◆ DATA EXCERPT:
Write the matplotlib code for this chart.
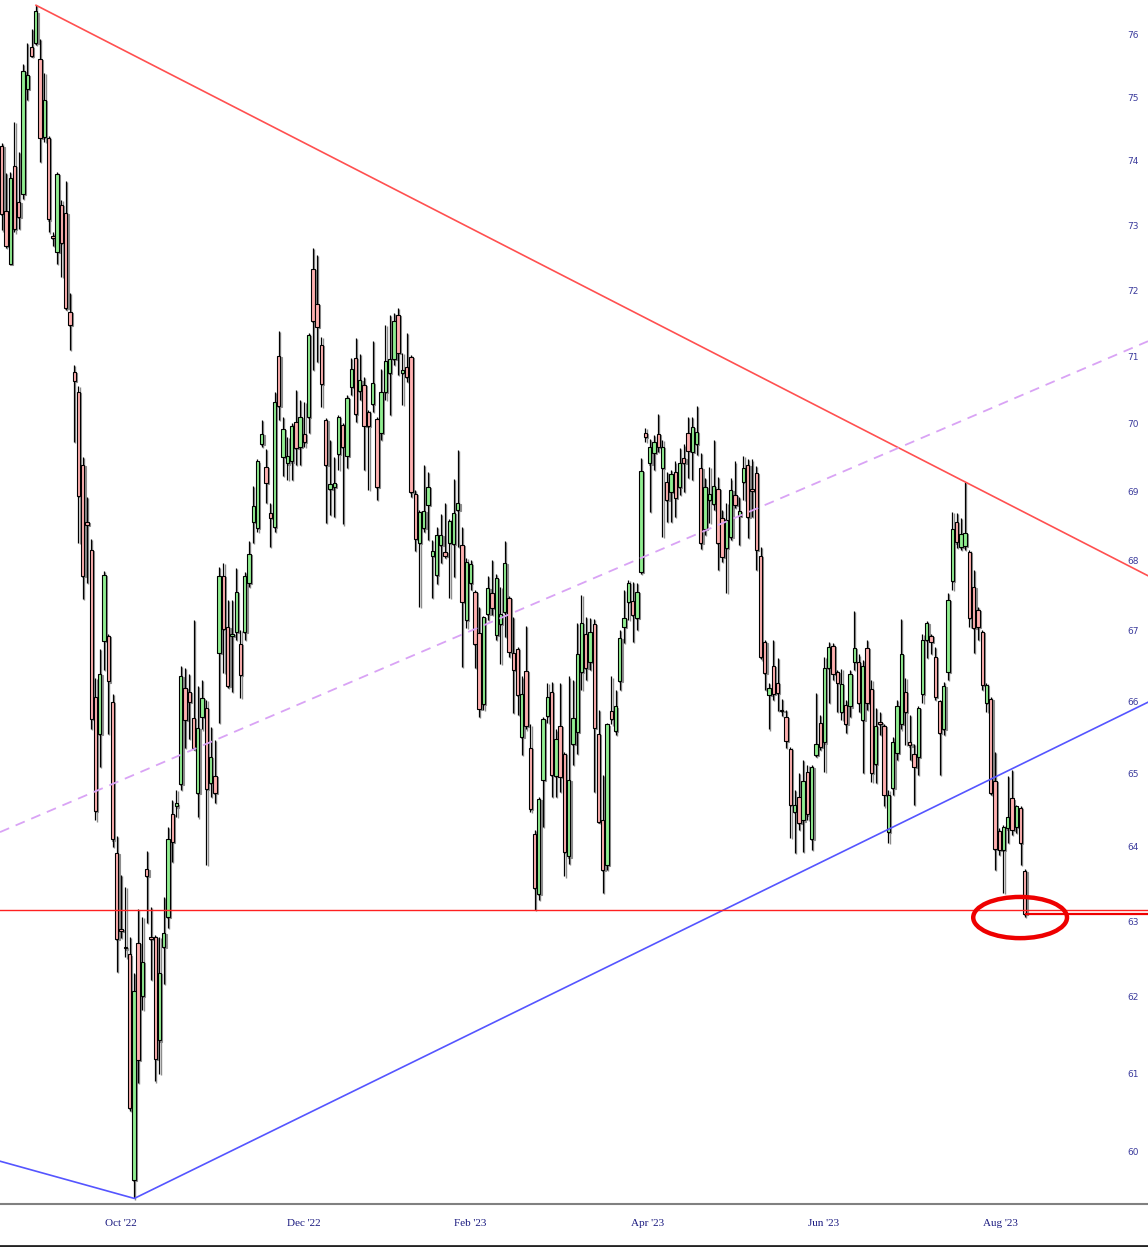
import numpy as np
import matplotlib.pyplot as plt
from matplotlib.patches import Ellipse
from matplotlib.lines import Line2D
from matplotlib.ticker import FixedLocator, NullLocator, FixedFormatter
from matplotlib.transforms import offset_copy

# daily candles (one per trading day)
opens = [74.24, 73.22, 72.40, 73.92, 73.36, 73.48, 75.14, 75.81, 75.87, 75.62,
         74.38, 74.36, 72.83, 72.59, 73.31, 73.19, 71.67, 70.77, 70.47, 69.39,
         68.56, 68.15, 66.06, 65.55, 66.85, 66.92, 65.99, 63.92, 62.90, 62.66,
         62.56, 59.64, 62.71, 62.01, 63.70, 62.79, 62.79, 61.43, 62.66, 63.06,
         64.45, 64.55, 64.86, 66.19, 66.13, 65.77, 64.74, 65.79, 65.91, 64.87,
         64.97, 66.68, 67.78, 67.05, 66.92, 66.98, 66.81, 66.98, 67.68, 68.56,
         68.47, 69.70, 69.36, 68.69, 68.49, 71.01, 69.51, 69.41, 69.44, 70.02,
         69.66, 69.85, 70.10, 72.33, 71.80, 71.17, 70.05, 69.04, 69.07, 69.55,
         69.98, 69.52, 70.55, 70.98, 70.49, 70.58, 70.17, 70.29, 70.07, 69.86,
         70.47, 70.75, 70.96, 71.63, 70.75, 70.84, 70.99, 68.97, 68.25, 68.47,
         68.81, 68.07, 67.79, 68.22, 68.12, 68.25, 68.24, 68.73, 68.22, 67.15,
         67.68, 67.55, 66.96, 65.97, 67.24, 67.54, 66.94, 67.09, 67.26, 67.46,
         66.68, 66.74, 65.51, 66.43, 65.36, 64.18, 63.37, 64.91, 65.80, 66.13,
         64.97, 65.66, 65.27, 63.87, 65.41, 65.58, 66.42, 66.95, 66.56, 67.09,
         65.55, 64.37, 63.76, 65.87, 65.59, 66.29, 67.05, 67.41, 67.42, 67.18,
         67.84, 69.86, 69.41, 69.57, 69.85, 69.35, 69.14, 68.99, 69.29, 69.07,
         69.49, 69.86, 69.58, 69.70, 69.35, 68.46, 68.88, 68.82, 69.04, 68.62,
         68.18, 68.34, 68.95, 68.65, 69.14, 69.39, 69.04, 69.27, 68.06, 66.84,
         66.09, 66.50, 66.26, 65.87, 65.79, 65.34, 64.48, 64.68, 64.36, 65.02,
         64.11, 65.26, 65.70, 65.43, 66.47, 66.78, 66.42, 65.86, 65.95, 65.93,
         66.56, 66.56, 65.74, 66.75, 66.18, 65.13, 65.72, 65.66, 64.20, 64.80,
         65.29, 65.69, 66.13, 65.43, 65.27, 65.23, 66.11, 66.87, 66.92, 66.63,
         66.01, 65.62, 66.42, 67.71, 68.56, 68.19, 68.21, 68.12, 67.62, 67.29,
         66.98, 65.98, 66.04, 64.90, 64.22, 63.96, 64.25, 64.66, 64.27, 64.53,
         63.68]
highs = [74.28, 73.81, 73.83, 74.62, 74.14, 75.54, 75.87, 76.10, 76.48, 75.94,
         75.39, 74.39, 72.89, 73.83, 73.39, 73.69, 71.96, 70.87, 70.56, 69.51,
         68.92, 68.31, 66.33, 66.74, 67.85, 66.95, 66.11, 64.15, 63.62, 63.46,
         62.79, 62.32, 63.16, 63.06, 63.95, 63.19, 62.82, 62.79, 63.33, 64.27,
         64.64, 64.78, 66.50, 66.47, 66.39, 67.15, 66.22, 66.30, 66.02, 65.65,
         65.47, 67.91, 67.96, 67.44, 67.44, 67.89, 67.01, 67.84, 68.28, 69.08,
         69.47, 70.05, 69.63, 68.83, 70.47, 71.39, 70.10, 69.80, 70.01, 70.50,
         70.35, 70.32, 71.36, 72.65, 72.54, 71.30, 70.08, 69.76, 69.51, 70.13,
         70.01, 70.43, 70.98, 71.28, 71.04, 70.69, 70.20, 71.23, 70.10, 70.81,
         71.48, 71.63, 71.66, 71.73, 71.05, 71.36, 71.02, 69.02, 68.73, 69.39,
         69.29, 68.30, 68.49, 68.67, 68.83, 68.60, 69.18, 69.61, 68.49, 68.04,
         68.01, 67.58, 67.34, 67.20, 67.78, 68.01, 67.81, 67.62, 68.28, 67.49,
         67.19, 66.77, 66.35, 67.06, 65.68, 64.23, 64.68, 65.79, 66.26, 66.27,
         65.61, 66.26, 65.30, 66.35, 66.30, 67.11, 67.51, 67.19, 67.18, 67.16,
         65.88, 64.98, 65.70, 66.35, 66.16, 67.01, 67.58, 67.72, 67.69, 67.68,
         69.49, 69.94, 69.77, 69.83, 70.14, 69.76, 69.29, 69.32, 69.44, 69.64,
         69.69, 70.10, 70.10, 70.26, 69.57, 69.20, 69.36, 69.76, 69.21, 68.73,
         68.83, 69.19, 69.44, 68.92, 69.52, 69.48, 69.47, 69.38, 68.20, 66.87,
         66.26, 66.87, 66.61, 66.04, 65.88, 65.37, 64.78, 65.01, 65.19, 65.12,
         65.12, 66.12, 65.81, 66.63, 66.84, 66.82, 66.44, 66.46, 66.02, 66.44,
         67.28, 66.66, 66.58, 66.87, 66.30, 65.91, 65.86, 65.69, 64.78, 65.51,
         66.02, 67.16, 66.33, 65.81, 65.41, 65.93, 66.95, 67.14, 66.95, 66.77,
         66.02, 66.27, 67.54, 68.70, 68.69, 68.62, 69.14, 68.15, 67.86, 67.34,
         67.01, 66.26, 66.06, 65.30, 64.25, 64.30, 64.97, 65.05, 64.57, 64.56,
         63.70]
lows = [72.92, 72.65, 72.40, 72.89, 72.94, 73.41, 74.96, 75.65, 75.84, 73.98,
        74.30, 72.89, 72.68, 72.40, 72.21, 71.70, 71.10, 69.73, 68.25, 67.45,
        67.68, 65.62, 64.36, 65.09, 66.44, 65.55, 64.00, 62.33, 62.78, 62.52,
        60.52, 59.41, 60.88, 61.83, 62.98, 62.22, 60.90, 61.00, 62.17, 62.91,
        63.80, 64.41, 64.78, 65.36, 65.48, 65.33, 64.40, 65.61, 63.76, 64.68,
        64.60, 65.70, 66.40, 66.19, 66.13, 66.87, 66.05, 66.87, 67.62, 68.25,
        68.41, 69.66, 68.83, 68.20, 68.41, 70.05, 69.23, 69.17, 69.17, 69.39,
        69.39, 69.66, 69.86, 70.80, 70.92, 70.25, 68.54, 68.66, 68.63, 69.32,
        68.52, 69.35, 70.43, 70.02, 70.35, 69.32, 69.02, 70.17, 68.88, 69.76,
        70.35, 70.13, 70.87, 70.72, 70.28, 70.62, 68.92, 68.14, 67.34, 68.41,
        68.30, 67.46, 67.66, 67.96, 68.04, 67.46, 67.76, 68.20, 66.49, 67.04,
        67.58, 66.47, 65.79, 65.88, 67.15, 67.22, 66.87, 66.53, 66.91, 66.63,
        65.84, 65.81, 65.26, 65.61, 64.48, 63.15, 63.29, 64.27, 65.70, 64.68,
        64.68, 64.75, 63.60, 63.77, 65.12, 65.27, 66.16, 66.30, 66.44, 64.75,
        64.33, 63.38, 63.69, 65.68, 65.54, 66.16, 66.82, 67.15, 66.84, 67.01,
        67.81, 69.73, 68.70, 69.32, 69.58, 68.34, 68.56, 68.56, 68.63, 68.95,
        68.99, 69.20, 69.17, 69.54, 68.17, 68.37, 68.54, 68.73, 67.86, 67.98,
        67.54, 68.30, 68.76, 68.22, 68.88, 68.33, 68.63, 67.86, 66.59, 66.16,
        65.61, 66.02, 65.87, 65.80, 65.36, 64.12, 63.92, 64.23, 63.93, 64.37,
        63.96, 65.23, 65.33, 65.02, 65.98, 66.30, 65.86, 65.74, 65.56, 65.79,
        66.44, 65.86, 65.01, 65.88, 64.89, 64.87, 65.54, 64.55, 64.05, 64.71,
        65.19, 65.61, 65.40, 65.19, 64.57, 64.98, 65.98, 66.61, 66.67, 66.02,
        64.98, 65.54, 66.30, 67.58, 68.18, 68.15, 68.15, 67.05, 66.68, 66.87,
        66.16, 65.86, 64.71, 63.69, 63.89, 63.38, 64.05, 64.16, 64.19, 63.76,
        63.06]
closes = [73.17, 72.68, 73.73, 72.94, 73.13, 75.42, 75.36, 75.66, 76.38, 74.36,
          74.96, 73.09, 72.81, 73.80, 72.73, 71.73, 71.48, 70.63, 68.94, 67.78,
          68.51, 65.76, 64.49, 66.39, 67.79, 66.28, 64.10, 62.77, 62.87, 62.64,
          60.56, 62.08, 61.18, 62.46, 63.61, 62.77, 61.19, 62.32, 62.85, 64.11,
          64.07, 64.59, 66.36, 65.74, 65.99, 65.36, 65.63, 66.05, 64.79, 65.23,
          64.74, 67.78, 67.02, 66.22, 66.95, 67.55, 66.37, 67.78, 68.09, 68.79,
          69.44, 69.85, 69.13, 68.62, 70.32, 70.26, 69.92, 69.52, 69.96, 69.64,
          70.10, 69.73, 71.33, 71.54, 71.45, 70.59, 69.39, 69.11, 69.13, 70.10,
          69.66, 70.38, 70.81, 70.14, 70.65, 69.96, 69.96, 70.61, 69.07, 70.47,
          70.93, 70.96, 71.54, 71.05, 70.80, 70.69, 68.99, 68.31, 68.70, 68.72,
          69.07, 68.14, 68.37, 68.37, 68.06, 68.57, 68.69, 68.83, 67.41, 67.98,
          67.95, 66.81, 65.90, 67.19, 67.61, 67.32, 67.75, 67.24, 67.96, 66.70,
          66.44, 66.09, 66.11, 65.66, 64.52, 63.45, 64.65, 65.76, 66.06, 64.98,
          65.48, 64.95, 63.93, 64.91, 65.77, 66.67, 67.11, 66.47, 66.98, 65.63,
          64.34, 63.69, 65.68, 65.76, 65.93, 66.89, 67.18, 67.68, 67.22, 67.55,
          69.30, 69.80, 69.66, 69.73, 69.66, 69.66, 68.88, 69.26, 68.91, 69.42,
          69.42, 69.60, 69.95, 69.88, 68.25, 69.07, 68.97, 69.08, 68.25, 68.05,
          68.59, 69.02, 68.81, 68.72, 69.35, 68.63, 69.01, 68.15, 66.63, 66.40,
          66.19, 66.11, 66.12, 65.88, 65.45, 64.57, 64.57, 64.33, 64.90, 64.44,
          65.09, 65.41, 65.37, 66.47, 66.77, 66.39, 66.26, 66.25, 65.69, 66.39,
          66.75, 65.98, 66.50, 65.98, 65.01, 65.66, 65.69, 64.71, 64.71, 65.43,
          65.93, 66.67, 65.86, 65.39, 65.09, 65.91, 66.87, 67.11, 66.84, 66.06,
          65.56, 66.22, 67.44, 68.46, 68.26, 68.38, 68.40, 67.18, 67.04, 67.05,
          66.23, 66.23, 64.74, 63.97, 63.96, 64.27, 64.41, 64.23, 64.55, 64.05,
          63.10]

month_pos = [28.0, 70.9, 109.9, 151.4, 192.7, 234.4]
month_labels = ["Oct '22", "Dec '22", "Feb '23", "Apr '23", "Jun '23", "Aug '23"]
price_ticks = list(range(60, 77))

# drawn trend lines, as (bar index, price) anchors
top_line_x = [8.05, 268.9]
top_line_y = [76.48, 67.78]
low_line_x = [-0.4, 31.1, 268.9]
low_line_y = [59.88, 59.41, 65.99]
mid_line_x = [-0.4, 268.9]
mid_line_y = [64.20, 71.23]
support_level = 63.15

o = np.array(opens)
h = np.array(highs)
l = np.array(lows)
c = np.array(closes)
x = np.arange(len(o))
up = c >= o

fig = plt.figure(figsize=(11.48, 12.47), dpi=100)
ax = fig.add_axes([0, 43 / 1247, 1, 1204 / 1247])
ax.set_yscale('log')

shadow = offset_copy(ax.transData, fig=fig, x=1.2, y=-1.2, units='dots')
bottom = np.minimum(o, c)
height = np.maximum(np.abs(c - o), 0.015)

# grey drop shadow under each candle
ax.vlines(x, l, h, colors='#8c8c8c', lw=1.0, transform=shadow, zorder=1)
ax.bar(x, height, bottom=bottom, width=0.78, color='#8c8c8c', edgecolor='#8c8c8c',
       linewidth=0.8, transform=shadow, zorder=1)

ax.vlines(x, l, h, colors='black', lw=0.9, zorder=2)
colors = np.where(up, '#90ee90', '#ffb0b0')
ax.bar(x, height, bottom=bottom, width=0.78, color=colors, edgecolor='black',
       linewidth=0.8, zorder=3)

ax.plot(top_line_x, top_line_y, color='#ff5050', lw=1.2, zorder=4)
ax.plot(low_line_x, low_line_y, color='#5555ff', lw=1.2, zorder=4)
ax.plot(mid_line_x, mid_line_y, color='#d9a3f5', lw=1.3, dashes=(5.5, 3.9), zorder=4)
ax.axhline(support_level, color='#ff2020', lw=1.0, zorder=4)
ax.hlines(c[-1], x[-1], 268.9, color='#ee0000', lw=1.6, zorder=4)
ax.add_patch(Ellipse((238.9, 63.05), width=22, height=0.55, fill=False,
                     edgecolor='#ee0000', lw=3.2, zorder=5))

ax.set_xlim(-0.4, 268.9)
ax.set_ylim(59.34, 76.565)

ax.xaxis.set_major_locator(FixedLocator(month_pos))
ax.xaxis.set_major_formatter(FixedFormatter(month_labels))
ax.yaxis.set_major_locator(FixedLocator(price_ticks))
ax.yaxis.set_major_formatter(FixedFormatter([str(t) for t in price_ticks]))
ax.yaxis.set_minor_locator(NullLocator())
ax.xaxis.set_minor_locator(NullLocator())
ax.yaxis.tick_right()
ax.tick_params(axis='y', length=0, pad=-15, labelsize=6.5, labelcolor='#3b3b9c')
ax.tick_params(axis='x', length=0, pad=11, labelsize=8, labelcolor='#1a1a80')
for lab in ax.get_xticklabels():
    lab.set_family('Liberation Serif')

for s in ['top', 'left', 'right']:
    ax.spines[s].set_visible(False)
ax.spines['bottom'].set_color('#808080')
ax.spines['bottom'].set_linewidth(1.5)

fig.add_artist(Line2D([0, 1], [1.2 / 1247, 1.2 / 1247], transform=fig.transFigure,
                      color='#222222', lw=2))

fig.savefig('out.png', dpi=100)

◆ GIVEN INSTRUCTION:
Starting at the top of the listing above, please restate word for word each line up to and including the one that holds "from matplotlib.transforms import offset_copy", omitting every image.

◆ OUTPUT FOR THIS EXERCISE:
Write the matplotlib code for this chart.
import numpy as np
import matplotlib.pyplot as plt
from matplotlib.patches import Ellipse
from matplotlib.lines import Line2D
from matplotlib.ticker import FixedLocator, NullLocator, FixedFormatter
from matplotlib.transforms import offset_copy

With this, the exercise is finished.